The file format determines how the binary content should be interpreted. The format is basically a set of rules. If a file is identified as having a particular format but its content doesn’t follow the rules for that format, then the declared format is incorrect or invalid (which is what triggers an “invalid format” error if you try to open it).

Suppose I have an application (called, say, FooBar) that allows me to draw either a rectangle or an ellipse. It’s very restrictive and only has a limited set of options: vertical/horizontal (is the shape’s long axis vertical? true/false), large/small (is the shape large? true/false), filled/open (is the shape filled? true/false), ellipse/rectangle (is the shape elliptical? true/false). Each setting is binary so the options can be compactly written as a series of bits. For example: vertical, small, open, ellipse can be written as 1001. This needs to be zero-padded to make it up to 8 bits (since most digital storage measurements are in bytes): 00001001.

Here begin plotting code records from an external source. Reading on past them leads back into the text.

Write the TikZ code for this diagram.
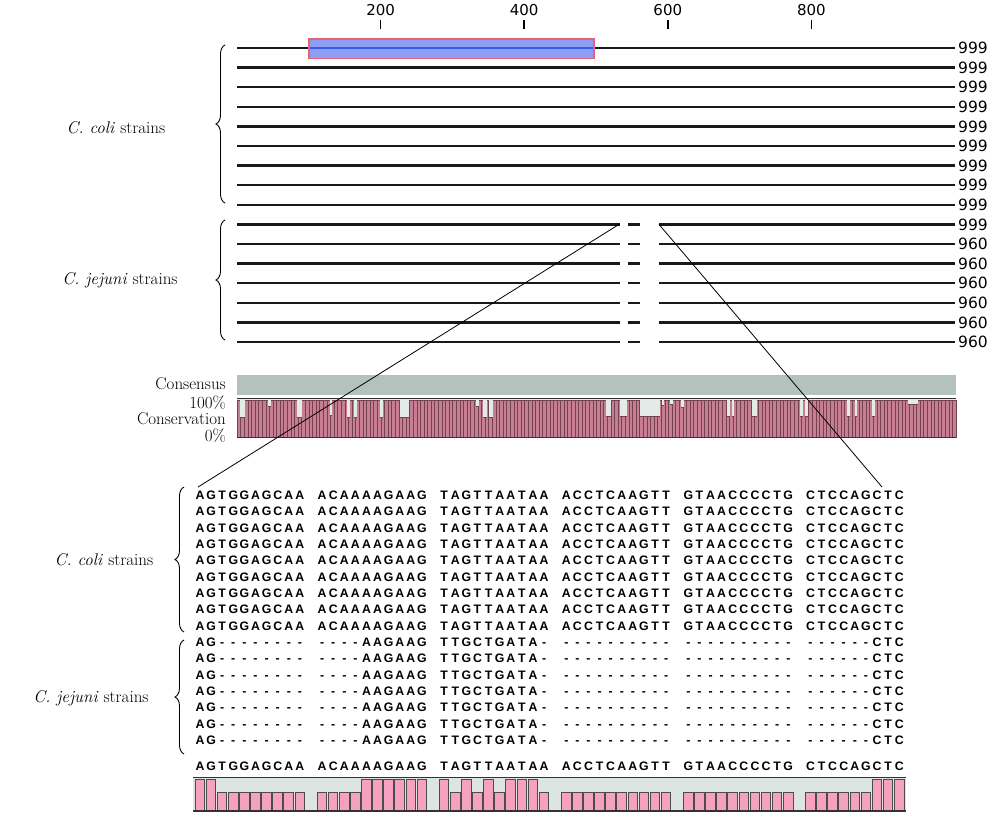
\documentclass[tikz,border=0pt]{standalone}
\usepackage{fontspec}
\newfontfamily\seqfont{Liberation Sans}
\newfontfamily\numfont{DejaVu Sans}
\usetikzlibrary{decorations.pathreplacing}

\definecolor{consgray}{HTML}{B4C2BE}
\definecolor{consbg}{HTML}{E3EBE8}
\definecolor{barmauve}{HTML}{C77D94}
\definecolor{barline}{HTML}{74434F}
\definecolor{barpink}{HTML}{F7A1C1}
\definecolor{lowbg}{HTML}{DDE5E2}
\definecolor{boxblue}{HTML}{8F9EF5}
\definecolor{boxred}{HTML}{E8607A}
\definecolor{midblue}{HTML}{3A5AE8}

% one aligned sequence row, 10 letters per block (spaces are skipped)
\newcount\seqno
\def\seqline#1{\seqno=0 \seqcell#1\relax}
\def\seqcell#1{\ifx#1\relax\else
  \makebox[11.1pt]{#1}%
  \advance\seqno by 1
  \ifnum\seqno=10 \hspace*{11.1pt}\seqno=0 \fi
  \expandafter\seqcell\fi}

\begin{document}
\begin{tikzpicture}[%
            x=1pt,
            y=-1pt,
            ]
    \tikzset{strand/.style = {line width=2.3pt, color=black!90}}
    \tikzset{lenlbl/.style = {anchor=west, inner sep=0pt, font=\numfont\fontsize{15.5}{15.5}\selectfont}}
    \tikzset{ticklbl/.style = {inner sep=0pt, font=\numfont\fontsize{15}{15}\selectfont}}
    \tikzset{grplbl/.style = {inner sep=0pt, font=\fontsize{17}{17}\selectfont}}
    \tikzset{brc/.style = {decorate, decoration={brace, amplitude=9pt}, line width=0.9pt}}
    \tikzset{seqrow/.style = {anchor=west, inner sep=0pt, text height=8.6pt, text depth=0pt,
             font=\seqfont\bfseries\fontsize{12.3}{12.3}\selectfont}}
    \tikzset{zoomln/.style = {line width=0.8pt, black}}

    \useasboundingbox (0,0) rectangle (1000,828);

    % Ruler
    \foreach \p in {200,400,600,800} {
        \draw[line width=1.5pt] ({237+0.718*\p},20) -- ({237+0.718*\p},29);
        \node[ticklbl] (tick\p) at ({237+0.718*\p},10) {\p};
    }

    % C. coli strands
    \foreach \i in {0,...,8} {
        \pgfmathsetmacro\yy{48+19.6*\i}
        \draw[strand] (237,\yy) -- (955,\yy);
        \node[lenlbl] (len\i) at (958,\yy) {999};
    }

    % Domain box
    \draw[fill=boxblue, draw=boxred, line width=1.2pt] (309,39) rectangle (594,58.5);
    \draw[midblue, line width=1.6pt] (310,48) -- (593,48);

    % C. jejuni strands (with gap)
    \foreach \i/\len in {9/999,10/960,11/960,12/960,13/960,14/960,15/960} {
        \pgfmathsetmacro\yy{48+19.6*\i}
        \draw[strand] (237,\yy) -- (620,\yy);
        \draw[strand] (628,\yy) -- (640,\yy);
        \draw[strand] (659,\yy) -- (955,\yy);
        \node[lenlbl] (len\i) at (958,\yy) {\len};
    }

    % Group labels & braces (top)
    \draw[brc] (225,203) -- (225,45);
    \draw[brc] (225,340) -- (225,220);
    \node[grplbl] (coliT) at (116,128) {\textit{C. coli} strains};
    \node[grplbl] (jejT) at (120,280) {\textit{C. jejuni} strains};

    % Consensus & Conservation
    \fill[consgray] (237,375) rectangle (956,395);
    \fill[consbg] (237,398) rectangle (956,438);
    \foreach \i in {0,...,199}
        \draw[fill=barmauve, draw=barline, line width=0.5pt] ({237+3.595*\i},400) rectangle ({240.595+3.595*\i},437);
    \foreach \a/\b/\t in {240/245/417,268/271/406,297/302/417,330/332/415,347/350/417,354/357/417,
                          380/383/417,400/409/417,476/479/406,483/487/417,489/493/417,606/611/416,
                          620/627/416,640/660/416,662/664/405,670/673/404,681/684/407,727/730/416,
                          732/734/416,752/757/416,800/803/416,805/808/416,847/850/416,855/857/416,
                          872/875/416,908/918/404} {
        \fill[consbg] (\a,399.6) rectangle (\b,\t);
        \draw[barline, line width=0.8pt] (\a,\t) -- (\b,\t);
    }
    \draw[black!80, line width=1pt] (237,398) -- (956,398);
    \draw[black!80, line width=1.2pt] (237,437.5) -- (956,437.5);
    \node[grplbl, anchor=east] (consL) at (226,384) {Consensus};
    \node[grplbl, anchor=east] (fullL) at (226,403) {100\%};
    \node[grplbl, anchor=east] (conL) at (226,419) {Conservation};
    \node[grplbl, anchor=east] (zeroL) at (226,436) {0\%};

    % Zoom lines
    \coordinate (gapL) at (619,224.4);
    \coordinate (gapR) at (659,224.4);
    \coordinate (seqL) at (198,487);
    \coordinate (seqR) at (882,487);
    \draw[zoomln] (gapL) -- (seqL);
    \draw[zoomln] (gapR) -- (seqR);

    % Alignment rows
    \foreach \r in {0,...,8}
        \node[seqrow] (cc\r) at (194.25,{495+16.35*\r})
            {\seqline{AGTGGAGCAA ACAAAAGAAG TAGTTAATAA ACCTCAAGTT GTAACCCCTG CTCCAGCTC}};
    \foreach \r in {9,...,15}
        \node[seqrow] (cj\r) at (194.25,{495+16.35*\r})
            {\seqline{AG-------- ----AAGAAG TTGCTGATA- ---------- ---------- ------CTC}};
    \node[seqrow] (cons) at (194.25,766)
        {\seqline{AGTGGAGCAA ACAAAAGAAG TAGTTAATAA ACCTCAAGTT GTAACCCCTG CTCCAGCTC}};

    % Group labels & braces (bottom)
    \draw[brc] (184,632) -- (184,487);
    \draw[brc] (184,754) -- (184,640);
    \node[grplbl] (coliB) at (104,560) {\textit{C. coli} strains};
    \node[grplbl] (jejB) at (91,698) {\textit{C. jejuni} strains};

    % Column conservation
    \fill[lowbg] (193,778) rectangle (906,811);
    \foreach \h [count=\k from 0] in {1,1,0,0,0,0,0,0,0,0, 0,0,0,0,1,1,1,1,1,1,
                                      1,0,1,0,1,0,1,1,1,0, 0,0,0,0,0,0,0,0,0,0,
                                      0,0,0,0,0,0,0,0,0,0, 0,0,0,0,0,0,1,1,1} {
        \pgfmathsetmacro\cx{199.8+11.1*(\k+int(\k/10))}
        \pgfmathsetmacro\ct{\h>0 ? 779 : 792}
        \draw[fill=barpink, draw=black!70, line width=0.7pt] (\cx-4.8,\ct) rectangle (\cx+4.8,811);
    }
    \draw[black!80, line width=1.2pt] (193,777.5) -- (906,777.5);
    \draw[black!80, line width=1.2pt] (193,811) -- (906,811);

\end{tikzpicture}
\end{document}
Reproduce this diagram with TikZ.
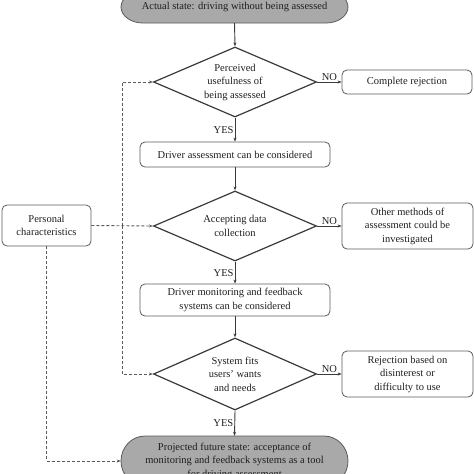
\documentclass[tikz,border=0pt]{standalone}
\usepackage{fontspec}
\setmainfont{Liberation Serif}
\usetikzlibrary{shapes.geometric,arrows.meta}
\definecolor{lineclr}{HTML}{3A3A3A}
\definecolor{boxclr}{HTML}{5A5A5A}
\definecolor{termfill}{HTML}{A9A9A9}
\definecolor{txtclr}{HTML}{1E1E1E}
\tikzset{
  every node/.style={font=\fontsize{10.5}{13.5}\selectfont, text=txtclr, align=center},
  procbox/.style={draw=boxclr, line width=0.8pt, rounded corners=5pt, inner sep=0pt},
  decision/.style={diamond, draw=lineclr, line width=1.2pt, inner sep=0pt, aspect=2.33,
    minimum width=163pt, minimum height=70pt},
  termtext/.style={draw=none, inner sep=0pt},
  termshape/.style={fill=termfill, draw=boxclr, line width=0.8pt},
  flow/.style={draw=lineclr, line width=0.9pt, -{Stealth[length=4pt,width=3pt]}},
  dflow/.style={draw=boxclr, line width=0.9pt, dash pattern=on 3pt off 2pt, -{Stealth[length=4pt,width=3pt]}},
  lbl/.style={inner sep=1pt}
}
\begin{document}
\begin{tikzpicture}[x=1pt,y=-1pt]
\useasboundingbox (0,0) rectangle (474,474);
% terminal shapes
\draw[termshape] (143,-9) -- (326,-9) arc[start angle=-90,end angle=90,x radius=22,y radius=16]
  -- (143,23) arc[start angle=90,end angle=270,x radius=22,y radius=16] -- cycle;
\draw[termshape] (145,436) -- (324,436) arc[start angle=-90,end angle=90,x radius=24,y radius=25]
  -- (145,486) arc[start angle=90,end angle=270,x radius=24,y radius=25] -- cycle;
\node[termtext, minimum width=227pt, minimum height=32pt] (top) at (234.5,7) {Actual state: driving without being assessed};
\node[termtext, minimum width=227pt, minimum height=50pt] (bot) at (234.5,461) {Projected future state: acceptance of\\monitoring and feedback systems as a tool\\for driving assessment};

\node[decision] (d1) at (235,82) {Perceived\\usefulness of\\being assessed};
\node[decision] (d2) at (235,226) {Accepting data\\collection};
\node[decision, minimum height=72pt] (d3) at (235,374) {System fits\\users' wants\\and needs};

\node[procbox, minimum width=130pt, minimum height=24pt] (rej1) at (407,82) {Complete rejection};
\node[procbox, minimum width=190pt, minimum height=25pt] (assess) at (235,154.5) {Driver assessment can be considered};
\node[procbox, minimum width=89pt, minimum height=41pt] (pers) at (46.5,225.5) {Personal\\characteristics};
\node[procbox, minimum width=131pt, minimum height=46pt] (other) at (407.5,226) {Other methods of\\assessment could be\\investigated};
\node[procbox, minimum width=190pt, minimum height=32pt] (monit) at (235,300) {Driver monitoring and feedback\\systems can be considered};
\node[procbox, minimum width=131pt, minimum height=46pt] (rej3) at (407.5,374) {Rejection based on\\disinterest or\\difficulty to use};

% main flow
\draw[flow] (top.south) -- (d1.north);
\draw[flow] (d1.south) -- node[lbl, left] {YES} (assess.north);
\draw[flow] (d1.east) -- node[lbl, above] {NO} (rej1.west);
\draw[flow] (assess.south) -- (d2.north);
\draw[flow] (d2.south) -- node[lbl, left] {YES} (monit.north);
\draw[flow] (d2.east) -- node[lbl, above] {NO} (other.west);
\draw[flow] (monit.south) -- (d3.north);
\draw[flow] (d3.east) -- node[lbl, above] {NO} (rej3.west);
\draw[flow] (d3.south) -- node[lbl, left] {YES} (bot.north);

% dashed influences
\coordinate (br) at (122,226);
\draw[dflow] (pers.east) -- (d2.west);
\draw[dflow] (br) |- (d1.west);
\draw[dflow] (br) |- (d3.west);
\draw[dflow] (pers.south) |- (bot.west);
\end{tikzpicture}
\end{document}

Binary data is difficult for humans to read and write. The longer the sequence of bits, the harder it becomes, so programmers usually convert the value to hexadecimal (base 16) to make it more compact and easier to read. Each nybble (4 bits) can be represented by one hexadecimal digit (0–9, A–F) so one byte (8 bits) can be represented by two hexadecimal digits. Instead of writing 00001001, I can write the equivalent hexadecimal value: 09. (In order to clarify that the value is a hexadecimal not a decimal representation, it’s often prefixed with “0x”: 0x09. In this case, because the number is less than ten, it happens to be the same as decimal 9.)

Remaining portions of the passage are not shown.